Ubiegły rok przyniósł Europie umiarkowany wzrost inwestycji. Na kontynent trafiło ponad 3,7 tys. nowych projektów, o 14 proc. więcej niż rok wcześniej, a w całym roku inwestorzy stworzyli 137,3 tys. nowych miejsc pracy (10 proc. więcej niż w roku 2009). Przed wakacjami, a więc zanim strefę euro i USA ogarnęły ostatnie zawirowania na rynkach finansowych, pomyślne były także prognozy: jedna trzecia zagranicznych inwestorów zaplanowała na rok 2011 zwiększenie swojej aktywności.
W rankingu atrakcyjności inwestycyjnej nasza część kontynentu utrzymuje wysoką pozycję. W dorocznym raporcie Ernst & Young 2011 European Attractiveness Survey Europa Środkowa i Wschodnia zajęła trzecią pozycję na świecie, po Chinach i Europie Zachodniej. Inwestorzy otrzymują w regionie wciąż stosunkowo niskie koszty pracy, a jednocześnie dobrze wykwalifikowanych pracowników. Dla firm z Azji inwestycje w naszym regionie są także furtką do dalszej ekspansji na rynki Unii Europejskiej.
Polska liderem
W pozyskiwaniu inwestycji Polska jest w regionie zdecydowanym liderem. W ubiegłym roku nad Wisłę trafiły 143 nowe projekty, a zagraniczni inwestorzy utworzyli 12,3 tys. nowych etatów. Zdecydowanie w tyle zostały Węgry z 88 inwestycjami i 8,6 tys. nowych miejsc pracy. Tuż za nimi uplasowały się Czechy, do których napłynęły 74 projekty i gdzie powstało 4,8 tys. etatów.

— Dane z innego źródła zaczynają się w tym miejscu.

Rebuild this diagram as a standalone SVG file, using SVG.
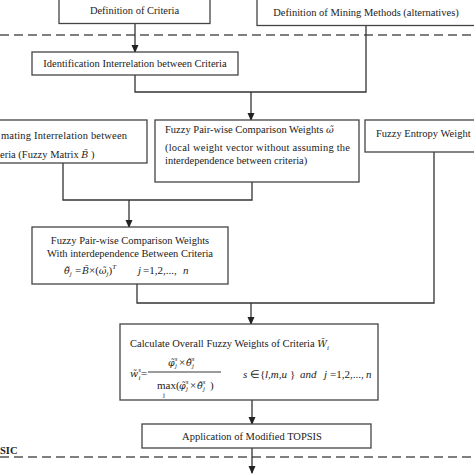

Także pod względem wartości napływu inwestycji do regionu Polska jest liderem: według oenzetowskiej agendy ds. handlu i rozwoju UNCTAD w 2010 roku zagraniczne firmy zainwestowały w Polsce 9,7 mld dol., co uplasowało nas na ósmym miejscu w Unii Europejskiej. W tym samym czasie Czechy – na dziesiątym miejscu w UE – przyjęły inwestycje warte 6,8 mld dolarów.
W sumie do wszystkich państw regionu środkowej i wschodniej Europy napłynęło w ub.r. 925 nowych projektów inwestycyjnych – o 22 proc. więcej niż rok wcześniej. Według danych Ernst & Young powstało 65,4 tys. miejsc pracy, ale w tym przypadku nastąpił w porównaniu z ubiegłym rokiem niewielki, jednoprocentowy, spadek.